┏━━

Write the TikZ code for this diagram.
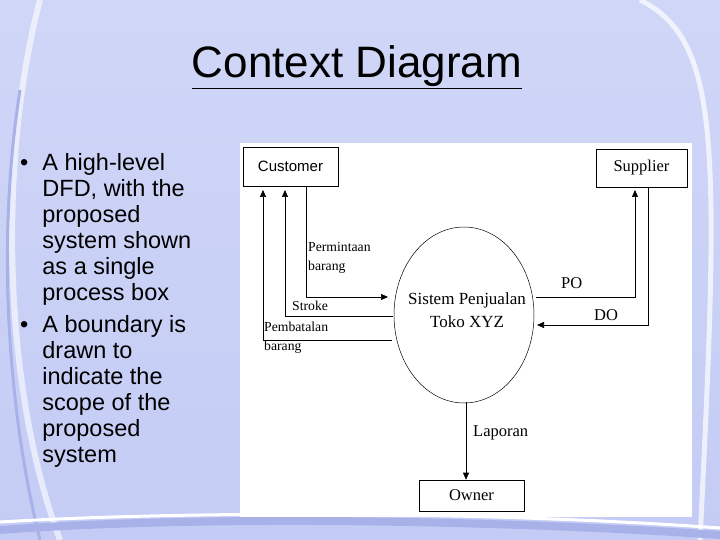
\documentclass[tikz,border=0pt]{standalone}
\usepackage{fontspec}
\setmainfont{Liberation Serif}
\newfontfamily\arial{Liberation Sans}
\usetikzlibrary{arrows.meta}
\definecolor{bgc}{RGB}{196,204,245}
\definecolor{bgd}{RGB}{168,178,232}
\begin{document}
\begin{tikzpicture}[x=1pt,y=-1pt,
  ent/.style={draw,line width=0.6pt,inner sep=0pt,fill=white},
  flow/.style={line width=0.7pt,-{Triangle[length=7pt,width=6pt]}},
  lab/.style={inner sep=0pt,anchor=west,align=left,font=\fontsize{13.7}{19}\selectfont},
  bul/.style={anchor=north west,inner sep=0pt,align=left,font=\arial\fontsize{23.5}{26}\selectfont}]
\useasboundingbox (0,0) rectangle (720,540);
\shade[top color=bgc!80!white,bottom color=bgc] (0,0) rectangle (720,540);
% decorative swooshes
\draw[white,line width=6pt,opacity=0.6] (40,0) .. controls (0,150) and (0,380) .. (60,540);
\draw[bgd,line width=3pt] (20,90) .. controls (-5,250) and (10,420) .. (40,540);
\draw[white,line width=5pt,opacity=0.7] (640,0) .. controls (720,40) and (720,140) .. (700,540);
\draw[bgd,line width=8pt] (0,530) .. controls (200,515) and (500,520) .. (720,535);
\draw[white,line width=3pt] (0,522) .. controls (200,510) and (500,512) .. (720,528);
% title
\node[inner sep=0pt,font=\arial\fontsize{44}{50}\selectfont] (title) at (357,67) {\underline{Context Diagram}};
% bullets
\node[bul] (b1) at (20,153) {\textbullet\hspace{14pt}\parbox[t]{170pt}{\raggedright A high-level\\DFD, with the\\proposed\\system shown\\as a single\\process box}};
\node[bul] (b2) at (20,315) {\textbullet\hspace{14pt}\parbox[t]{170pt}{\raggedright A boundary is\\drawn to\\indicate the\\scope of the\\proposed\\system}};
% panel
\fill[white] (240,143) rectangle (692,517);
\node[ent,minimum width=95pt,minimum height=39pt,font=\arial\fontsize{15}{18}\selectfont] (cust) at (290.5,166.5) {Customer};
\node[ent,minimum width=91pt,minimum height=38pt,font=\fontsize{16.5}{18}\selectfont] (supp) at (641.5,168) {\raisebox{5pt}{Supplier}};
\node[ent,minimum width=105pt,minimum height=31pt,font=\fontsize{16.5}{18}\selectfont] (own) at (471.5,495.5) {Owner};
\draw[line width=0.5pt] (464,315) ellipse (70pt and 88pt);
\coordinate (sys) at (464,315);
\node[inner sep=0pt,align=center,font=\fontsize{17}{23}\selectfont] (syst) at (467,310) {Sistem Penjualan\\Toko XYZ};
% flows
\draw[flow] (cust.south -| 306,0) |- (388,297);
\draw[flow] (393,316) -| (285,190);
\draw[flow] (392,340) -| (263,190);
\draw[flow] (536,297) -| (635,190);
\draw[flow] (supp.south -| 648,0) |- (537,325);
\draw[flow] (466,402) -- (own.north -| 466,0);
% labels
\node[lab] (l1) at (308,258) {Permintaan\\barang};
\node[lab] (l2) at (292,306) {Stroke};
\node[lab] (l3) at (264,338) {Pembatalan\\barang};
\node[lab,font=\fontsize{16.5}{18}\selectfont] (l4) at (561,283) {PO};
\node[lab,font=\fontsize{16.5}{18}\selectfont] (l5) at (594,315) {DO};
\node[lab,font=\fontsize{16.5}{18}\selectfont] (l6) at (473,433) {Laporan};
\end{tikzpicture}
\end{document}
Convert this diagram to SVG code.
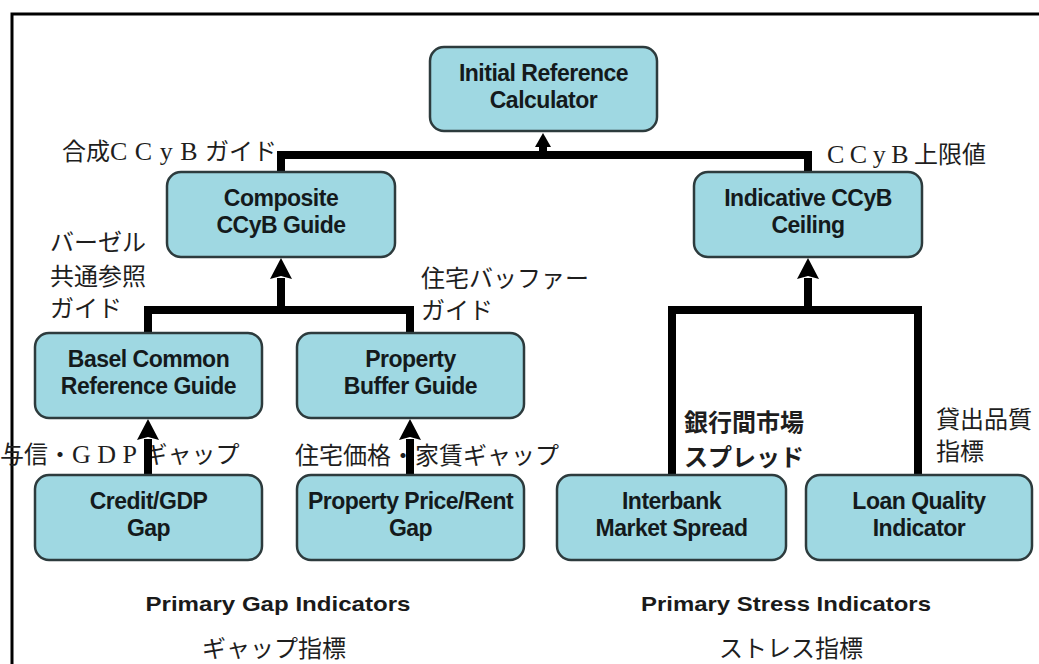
<svg xmlns="http://www.w3.org/2000/svg" width="1039" height="664" viewBox="0 0 1039 664">
<style>
.node rect{fill:#9fd8e2;stroke:#2d3b3d;stroke-width:2.5}
.node text{font-family:"Liberation Sans",Arial,sans-serif;font-weight:bold;font-size:23px;fill:#141a1c;text-anchor:middle;letter-spacing:-0.5px}
.lbl{font-family:"Liberation Serif","Noto Sans CJK JP",serif;font-size:24px;fill:#1e1e1e}
.lat{font-size:26px;letter-spacing:7.5px}
.cap{font-family:"Liberation Sans",Arial,sans-serif;font-weight:bold;font-size:21px;fill:#1a1a1a;text-anchor:middle}
.jc{font-family:"Noto Sans CJK JP",sans-serif;font-size:24px;fill:#1e1e1e;text-anchor:middle}
.conn path{fill:none;stroke:#000;stroke-width:8;stroke-linejoin:miter}
</style>
<defs>
<marker id="ah" markerUnits="userSpaceOnUse" markerWidth="22" markerHeight="24" viewBox="0 -12 22 24" refX="1" refY="0" orient="auto">
<path d="M0,-11 L21,0 L0,11 L3,0 Z" fill="#000"/>
</marker>
<marker id="ahs" markerUnits="userSpaceOnUse" markerWidth="16" markerHeight="18" viewBox="0 -9 16 18" refX="1" refY="0" orient="auto">
<path d="M0,-8 L14,0 L0,8 Z" fill="#000"/>
</marker>
</defs>
<rect width="1039" height="664" fill="#fff"/>
<path d="M12,664 V14 H1039" fill="none" stroke="#000" stroke-width="3"/>

<g id="labels">
<text class="lbl" x="62" y="160">合成<tspan class="lat">CCyB</tspan>ガイド</text>
<text class="lbl" x="827" y="163"><tspan class="lat" style="letter-spacing:5.5px">CCyB</tspan>上限値</text>
<text class="lbl" x="50" y="251">バーゼル</text>
<text class="lbl" x="50" y="285">共通参照</text>
<text class="lbl" x="50" y="317">ガイド</text>
<text class="lbl" x="421" y="287">住宅バッファー</text>
<text class="lbl" x="421" y="319">ガイド</text>
<text class="lbl" x="0" y="463">与信・<tspan class="lat" style="letter-spacing:6.5px">GDP</tspan>ギャップ</text>
<text class="lbl" x="295" y="464">住宅価格・家賃ギャップ</text>
<text class="lbl" x="684" y="431" font-weight="bold">銀行間市場</text>
<text class="lbl" x="684" y="466" font-weight="bold">スプレッド</text>
<text class="lbl" x="936" y="428">貸出品質</text>
<text class="lbl" x="936" y="460">指標</text>
<text class="cap" x="278" y="611" textLength="265" lengthAdjust="spacingAndGlyphs">Primary Gap Indicators</text>
<text class="jc" x="274" y="657">ギャップ指標</text>
<text class="cap" x="786" y="611" textLength="290" lengthAdjust="spacingAndGlyphs">Primary Stress Indicators</text>
<text class="jc" x="791" y="657">ストレス指標</text>
</g>

<g id="connectors" class="conn">
<path d="M281,172 V155 H808 V172"/>
<path d="M543,155 V146" marker-end="url(#ahs)"/>
<path d="M148,333 V310 H410 V333"/>
<path d="M281,310 V278" marker-end="url(#ah)"/>
<path d="M672,475 V310 H918 V475"/>
<path d="M808,310 V278" marker-end="url(#ah)"/>
<path d="M148,475 V439" marker-end="url(#ah)"/>
<path d="M410,475 V439" marker-end="url(#ah)"/>
</g>

<g id="n-initial" class="node">
<rect x="430" y="47" width="227" height="84" rx="14"/>
<text x="543.5" y="81">Initial Reference</text>
<text x="543.5" y="108">Calculator</text>
</g>
<g id="n-composite" class="node">
<rect x="167" y="172" width="228" height="85" rx="14"/>
<text x="281" y="206">Composite</text>
<text x="281" y="233">CCyB Guide</text>
</g>
<g id="n-indicative" class="node">
<rect x="694" y="172" width="228" height="85" rx="14"/>
<text x="808" y="206">Indicative CCyB</text>
<text x="808" y="233">Ceiling</text>
</g>
<g id="n-basel" class="node">
<rect x="35" y="333" width="227" height="85" rx="14"/>
<text x="148.5" y="367">Basel Common</text>
<text x="148.5" y="394">Reference Guide</text>
</g>
<g id="n-propbuf" class="node">
<rect x="297" y="333" width="227" height="85" rx="14"/>
<text x="410.5" y="367">Property</text>
<text x="410.5" y="394">Buffer Guide</text>
</g>
<g id="n-credit" class="node">
<rect x="35" y="475" width="227" height="85" rx="14"/>
<text x="148.5" y="509">Credit/GDP</text>
<text x="148.5" y="536">Gap</text>
</g>
<g id="n-propprice" class="node">
<rect x="297" y="475" width="227" height="85" rx="14"/>
<text x="410.5" y="509">Property Price/Rent</text>
<text x="410.5" y="536">Gap</text>
</g>
<g id="n-interbank" class="node">
<rect x="557" y="475" width="229" height="85" rx="14"/>
<text x="671.5" y="509">Interbank</text>
<text x="671.5" y="536">Market Spread</text>
</g>
<g id="n-loan" class="node">
<rect x="806" y="475" width="226" height="85" rx="14"/>
<text x="919" y="509">Loan Quality</text>
<text x="919" y="536">Indicator</text>
</g>
</svg>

┗━━

What is required. Among the lines of the data above, count those holding "this" and state only the number.

Completed task. 2